CPS calls for simplification of UK ISA regime

The proposal to simplify the UK’s ISA regime by amalgamating cash ISAs and stocks and shares ISAs has been supported in a report by the Centre of Policy Studies (CPS).

The report by the independent think-tank, ‘Retail Therapy: Making the case for share ownership’, has been written by CPS research fellow and former Government adviser, Nick King, and is endorsed by City minister Andrew Griffith MP.

It supports the idea of combining these types of ISAs and ‘Retail Therapy’ makes a number of recommendations to ensure that the proposal is sustainable, which includes urging the Government to create a ‘Retail Investment Strategy’ focused on encouraging more people to invest for the long-term.

The report states that there are currently nearly 10 million people with investable assets of more than £10,000 held in cash, of whom more than four million want to take at least some form of investment risk. However, it says that currently, “buying shares is treated by regulators as a more dangerous pursuit than gambling.”
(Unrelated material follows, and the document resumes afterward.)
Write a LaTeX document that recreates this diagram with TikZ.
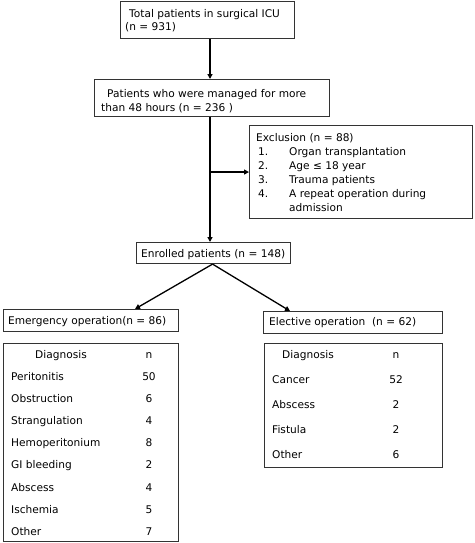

Stating that successive governments have not done enough to address this, the ‘Retail Therapy’ report calls for a public awareness campaign, similar to the ‘Tell Sid’ campaign in the 1980s, which is supported by the Government, regulators, and the London Stock Exchange.

The report also wants to ensure that the odds are not unfairly stacked against retail investors, with a proportion of new equity offered through IPOs always being available to retail investors. It also calls for a rethink of disclaimers around retail investing to take a more realistic, positive attitude towards risk, with personal responsibility in investing embraced.

King said: "It is received wisdom that owning your own home is a good thing – it gives you a stake in society and is in many ways the foundation of the UK’s property-owning democracy. Sadly the same cannot be said for share ownership.

"Whether they are put off by high regulatory barriers, a lack of access to advice or a greater understanding of the opportunities which exist, the British public is missing out on the rewards that can come with individual investing. If our recommendations are taken on board, the UK can unlock billions in new investment – supporting a dynamic economy which will create the jobs, opportunities, and wealth of the future."

Investment platform, AJ Bell, called for radical simplification of the UK savings system earlier this year, proposing a consolidation of all existing ISA variations into one solution, making it easier for people to invest.

AJ Bell’s head of retirement policy, Tom Selby, said: “AJ Bell has long argued creeping complexity in the UK’s ISA regime risks putting people off using the product, alongside their pension, to save for the future. We now have six different types of ISA, with new versions added incrementally over the years with different aims and different rules.

“Any new investor engaging with ISAs for the first time would be forgiven for seeing this complexity, throwing their hands up in disbelief, and simply giving up before they’ve even started.

“Combining the best of the existing ISA regime in a single ‘One ISA’ product would make life much simpler, particularly for those who are less confident about their finances.

“The FCA and Treasury are rightly reviewing the advice/guidance boundary, with the aim of improving engagement and ultimately encouraging more people to invest for the long-term, in line with their goals and appetite for risk. This should hopefully result in reforms that both improve the guidance savers receive and increase the number of people who take regulated financial advice.

“With increasing financial engagement now a clear policy goal, it is absolutely critical we make sure the products we want people to engage with are as easy to understand as possible.”